Distributions from Thomson Brothers Construction
The court examined the classification of distributions from Thomson Brothers Construction, which the trial court determined belonged to Thomson's separate estate. It noted that Thomson had established that he was not employed by the construction company and did not regularly work for it, which supported the claim that the distributions were not derived from his labor during the marriage. The court acknowledged that while some distributions were labeled as "bonus," Thomson contended these were incorrectly coded and were not indicative of effort or industry. The trial court had found that the majority of the distributions were indeed from Thomson's separate estate, as they were not a result of community labor. As a result, the appellate court upheld the trial court's findings regarding the nature of the distributions, asserting that the evidence sufficiently supported the conclusion that these funds were separate assets.

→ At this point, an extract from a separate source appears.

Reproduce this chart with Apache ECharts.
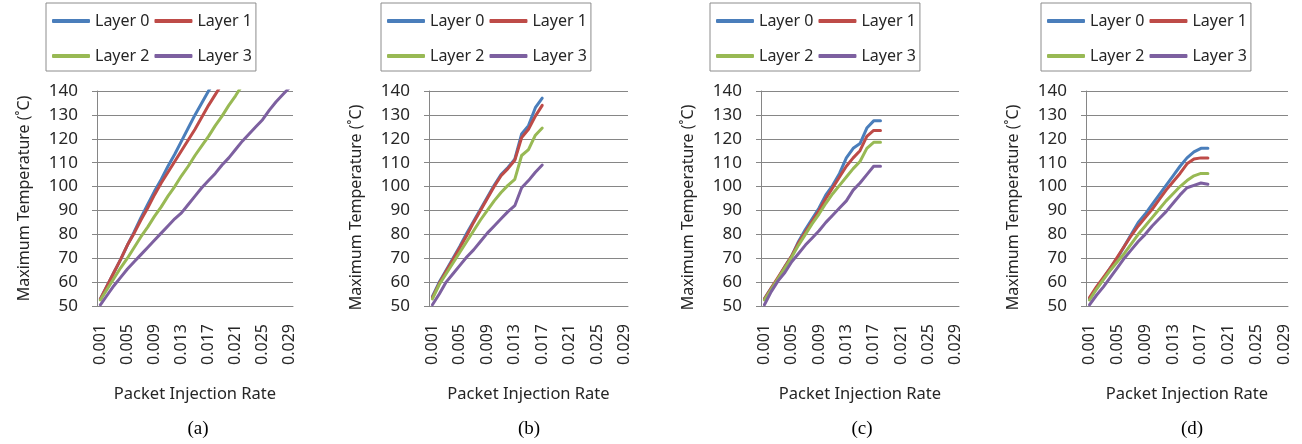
<!DOCTYPE html>
<html>
<head>
<meta charset="utf-8">
<script src="https://cdn.jsdelivr.net/npm/echarts@6/dist/echarts.min.js"></script>
<style>
  html, body { margin: 0; padding: 0; background: #fff; }
  #chart { width: 1302px; height: 444px; }
</style>
</head>
<body>
<div id="chart"></div>
<script>
const rates = [
  "0.001", "0.002", "0.003", "0.004", "0.005", "0.006", "0.007", "0.008",
  "0.009", "0.010", "0.011", "0.012", "0.013", "0.014", "0.015", "0.016",
  "0.017", "0.018", "0.019", "0.020", "0.021", "0.022", "0.023", "0.024",
  "0.025", "0.026", "0.027", "0.028", "0.029",
];
const layerNames = ["Layer 0", "Layer 1", "Layer 2", "Layer 3"];
const panelLabels = ["(a)", "(b)", "(c)", "(d)"];

// (a)
const aLayer0 = [53, 58.5, 64, 69.5, 75.5, 81, 87, 92.5, 98, 103, 108.5, 113.5, 119, 124.5, 130, 135, 140, 145];
const aLayer1 = [53, 58.5, 64, 69.5, 75.5, 80.5, 86, 91, 96.5, 101.5, 106, 110.5, 115, 119.5, 124, 129, 134, 138.5, 143];
const aLayer2 = [52.5, 57, 61.5, 66, 70, 74.5, 79, 83, 87.5, 91.5, 96, 100, 104.5, 108.5, 113, 117, 121, 125.5, 129.5, 134, 138, 142.5];
const aLayer3 = [50.5, 54.5, 58.5, 62, 65.5, 68.5, 71.5, 74.5, 77.5, 80.5, 83.5, 86.5, 89, 92.5, 96, 99.5, 102.5, 105.5, 109, 112, 115.5, 119, 122, 125, 128, 132, 135.5, 138.5, 141.5];
// (b)
const bLayer0 = [54, 60, 65, 70, 75, 80.5, 85.5, 90.5, 95.5, 100.5, 105, 108, 111.5, 122, 125.5, 133, 137];
const bLayer1 = [53.5, 59.5, 64.5, 69.5, 74.5, 79.5, 85, 90, 95, 100, 104.5, 107.5, 111, 120.5, 124, 129.5, 134];
const bLayer2 = [53, 59, 63.5, 68, 72.5, 77, 81.5, 86, 90, 94, 97.5, 100.5, 103, 113, 115.5, 121.5, 124.5];
const bLayer3 = [50.5, 55, 60, 63.5, 67, 70.5, 73.5, 77, 80.5, 83.5, 86.5, 89.5, 92, 99.5, 102.5, 106, 109];
// (c)
const cLayer0 = [53, 57.5, 61.5, 66.5, 71, 77, 82, 86.5, 91, 96.5, 100.5, 105.5, 112, 116, 118, 124.5, 127.5, 127.5];
const cLayer1 = [53, 57.5, 62, 66.5, 71, 76.5, 81, 85.5, 90, 95, 99.5, 104, 108.5, 112, 115, 121, 123.5, 123.5];
const cLayer2 = [52.5, 57, 61.5, 66, 70.5, 75.5, 80, 84.5, 88.5, 93, 97, 100.5, 104, 107.5, 110.5, 116, 118.5, 118.5];
const cLayer3 = [50.5, 56, 60.5, 64, 68.5, 72, 75.5, 78.5, 81.5, 85, 88, 91, 94, 98.5, 101.5, 105, 108.5, 108.5];
// (d)
const dLayer0 = [53, 57.5, 61.5, 66, 70, 75, 80, 85, 88.5, 92.5, 96.5, 100.5, 104.5, 108.5, 112, 114.5, 116, 116];
const dLayer1 = [53.5, 58, 62, 66, 70.5, 75, 79.5, 83.5, 87, 90.5, 94.5, 98.5, 102, 105.5, 109.5, 111.5, 112, 112];
const dLayer2 = [52.5, 57, 61, 65, 68.5, 72, 76, 80, 83.5, 87, 90.5, 94, 97, 100, 102.5, 104.5, 105.5, 105.5];
const dLayer3 = [50.5, 54.5, 58, 62, 66, 70, 73.5, 77, 80, 83.5, 86.5, 89.5, 93, 96.5, 99.5, 100.5, 101.5, 101];

const panels = [
  [aLayer0, aLayer1, aLayer2, aLayer3],
  [bLayer0, bLayer1, bLayer2, bLayer3],
  [cLayer0, cLayer1, cLayer2, cLayer3],
  [dLayer0, dLayer1, dLayer2, dLayer3],
];

const colors = ["#4A7EBB", "#BE4B48", "#98B954", "#7D60A0"];
const font = "Noto Sans";
const gray = "#868686";
const textColor = "#262626";

// plot boxes of the four panels
const boxes = [
  { left: 97, width: 196, legend: 46, caption: 198, nameShift: 0 },
  { left: 429, width: 199, legend: 381, caption: 529, nameShift: 18 },
  { left: 761, width: 198, legend: 710, caption: 862, nameShift: 18 },
  { left: 1086, width: 202, legend: 1041, caption: 1192, nameShift: 18 },
];

const option = {
  animation: false,
  grid: boxes.map((b) => ({
    left: b.left,
    top: 91,
    width: b.width,
    height: 215,
    containLabel: false,
  })),
  legend: boxes.map((b) => ({
    left: b.legend,
    top: 3,
    width: 205,
    orient: "horizontal",
    itemGap: 5,
    itemWidth: 38,
    itemHeight: 4,
    icon: "roundRect",
    padding: [3, 4, 0, 6],
    borderColor: "#8c8c8c",
    borderWidth: 1,
    textStyle: {
      fontFamily: font,
      fontSize: 16,
      color: textColor,
      lineHeight: 30,
    },
    data: layerNames,
  })),
  xAxis: boxes.map((b, i) => ({
    gridIndex: i,
    type: "category",
    data: rates,
    boundaryGap: true,
    axisLine: { lineStyle: { color: gray } },
    axisTick: { interval: 0, length: 5, lineStyle: { color: gray } },
    axisLabel: {
      interval: 3,
      rotate: 90,
      margin: 18,
      fontFamily: font,
      fontSize: 16,
      color: textColor,
    },
    name: "Packet Injection Rate",
    nameLocation: "middle",
    nameGap: 80,
    nameTextStyle: { fontFamily: font, fontSize: 16.5, color: textColor },
  })),
  yAxis: boxes.map((b, i) => ({
    gridIndex: i,
    type: "value",
    min: 50,
    max: 140,
    interval: 10,
    axisLine: { show: true, lineStyle: { color: gray } },
    axisTick: { show: true, length: 5, lineStyle: { color: gray } },
    splitLine: { lineStyle: { color: gray } },
    axisLabel: {
      margin: 19,
      fontFamily: font,
      fontSize: 17,
      color: textColor,
    },
    name: "Maximum Temperature (˚C)",
    nameLocation: "middle",
    nameGap: 65,
    nameTextStyle: {
      fontFamily: font,
      fontSize: 16,
      color: textColor,
      padding: [0, b.nameShift, 0, 0],
    },
  })),
  series: [],
  graphic: boxes.map((b, i) => ({
    type: "text",
    x: b.caption,
    y: 429,
    style: {
      text: panelLabels[i],
      font: '19px "Liberation Serif"',
      fill: "#000",
      align: "center",
      verticalAlign: "middle",
    },
  })),
};

panels.forEach((layers, i) => {
  layers.forEach((values, k) => {
    option.series.push({
      name: layerNames[k],
      type: "line",
      xAxisIndex: i,
      yAxisIndex: i,
      data: values,
      symbol: "none",
      color: colors[k],
      lineStyle: { width: 3, color: colors[k], join: "round", cap: "round" },
    });
  });
});

const chart = echarts.init(document.getElementById("chart"));
chart.setOption(option);
</script>
</body>
</html>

The court affirmed the ruling that Thomson was entitled to reimbursement claims related to these separate funds.
Reimbursement Claims
The court evaluated Thomson's reimbursement claims under the Louisiana Civil Code, which allows for reimbursement when separate property is used to satisfy community obligations. It recognized that the trial court had established a presumption that funds deposited into Thomson's accounts during the marriage were community property, given that they were incurred during the existence of the community property regime. However, the court also noted that Thomson had provided substantial evidence, including detailed records of deposits and expenditures, to demonstrate that a portion of the funds came from his separate property. The court affirmed the trial court's ruling that the burden shifted to Steele to prove that specific expenditures were not for community benefit, which she failed to do. The appellate court also clarified that the trial court's approach in calculating reimbursement was appropriate, as it effectively considered the nature of the funds and their applications during the marriage. Thus, the court confirmed that Thomson's reimbursement claims were valid and supported by the evidence presented.
Equalizing Payment Calculation
The court analyzed the implications of the adjustments made to the reimbursement claims on the equalizing payment calculation. It noted that the trial court had awarded Lily Steele all the sale proceeds from the family home, while Stephen Thomson received interests in limited liability companies valued significantly higher. The appellate court confirmed that the equalizing payment was calculated correctly based on the adjusted reimbursement claims from both parties. After accounting for the net reimbursement owed from Steele to Thomson, the court amended the total amount of the equalizing payment to reflect these adjustments. This ensured that the division of assets was equitable, taking into account each party's contributions and the nature of the property distributed. The appellate court concluded that the trial court's final calculation appropriately balanced the interests of both parties while adhering to the relevant legal standards. Consequently, the court affirmed the adjustments and the final equalizing payment amount.